The Stanford Jonah (1913)
So then it's up with the Blue and Gold,
Down with the Red; red, red, red
California's out for a victory,
We'll drop our battle axe on Stanford's head; chop
When we meet her, our team will surely beat her.
Down on the Stanford farm, there'll be no sound,
When our Oski rips through the air.
Like our friend Mister Jonah, Stanford's team will be found,
In the tummy of the Golden Bear.

Up With Montana (1914)
Up with Montana, boys,
Down with the foe,
Old Montana's out for a victory;
She'll shoot her backs around the foe-men's line;
A hot time is coming now, oh, brother mine.
Up with Montana, boys, down with the foe.
Good old Grizzly'll triumph today;
and the squeal of the pig will float on the air;
from the tummy of the Grizzly bear.

White and Gold (1916)
Oh well it's up with the White and Gold,
Down with the Red and Black,
Georgia Tech is out for a victory.
We'll drop the battle-axe on Georgia 's head,
When we meet her our team is sure to beat her.
Down on the old farm there will be no sound
Till our bow-wows rip through the air;
When the battle is over Georgia's team will be found
With the Yellow Jackets swarming around!

==Lyrics==
The original lyrics written above are taken from the University of Montana's website. However, a slightly modified version is more common today and is the version adopted by the Montana Grizzlies football team after a victory. This alternative version alters the fourth and fifth lines.

Alternative:
Up with Montana, boys,
Down with the foe,
Good ol' Grizzlies out for a victory;
We'll shoot our backs 'round the foeman's line;
Hot time is coming now, oh, brother mine.
Up with Montana, boys, down with the foe,
Good old Grizzlies triumph today;
and the squeal of the pig will float on the air;
from the tummy of the Grizzly Bear.

Both versions of the song retain the oft-discussed "and the squeal of the pig will float on the air from the tummy of the Grizzly bear.” Some interpret the "pig" floating on the air as referring to a football (i.e. pigskin) being thrown.

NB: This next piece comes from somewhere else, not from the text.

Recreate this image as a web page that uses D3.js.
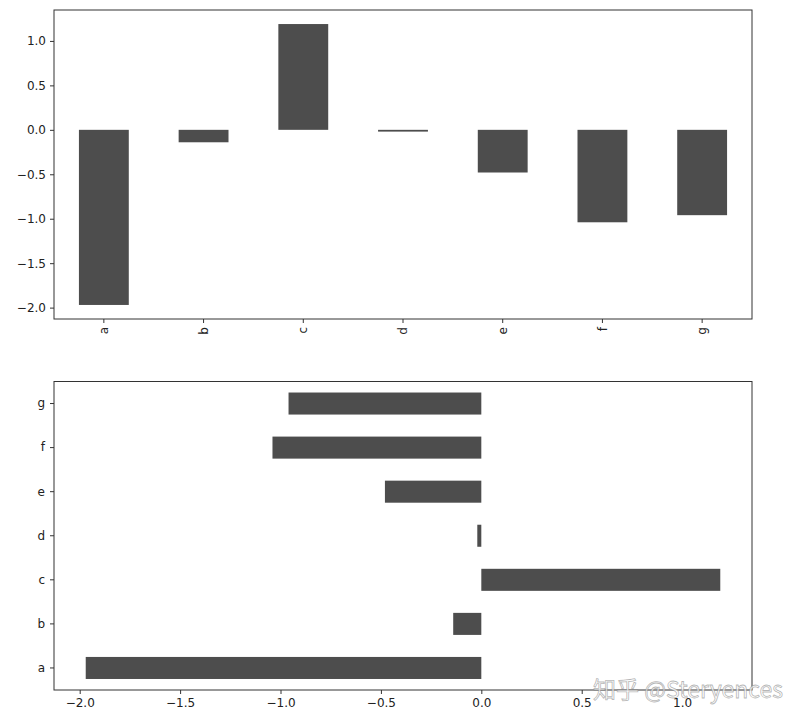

A second and more likely explanation is that "pig" refers to rival Montana State University (MSU) toward whom the song was originally directed. MSU was known as the Montana College of Agriculture and Mechanic Arts at the time and it was not uncommon for the Grizzlies to refer to them as farmers. Hence, pigs. Eaten by grizzlies. Similarly, "The Stanford Jonah" ends with "Like our friend Mister Jonah, Stanford's team will be found, in the tummy of the Golden Bear."

In the early 1990s the University of Montana Marching Band would sing an alternate version the second time through:
Grizz ly fightsonggrizz, ly,
fight song grizz ly,
fight song grizz ly fight song grizz lyfightsong;
Grizz ly fight song grizz ly fight song grizz ly;
fight song grizz lyfight song grizz lyfight song. Hey!
Grizz ly fightsonggrizz, ly, fight song grizz ly,
fight song grizz ly fightsong grizzly;
fight song grizz ly fight song grizz ly fight song grizz ly;
fight song grizzly fight song Grizzly fight!

It is notable that each "grizzly" matches with "Grizzlies" in the original lyrics as well as how the rhythm works to end the first half and begin the second.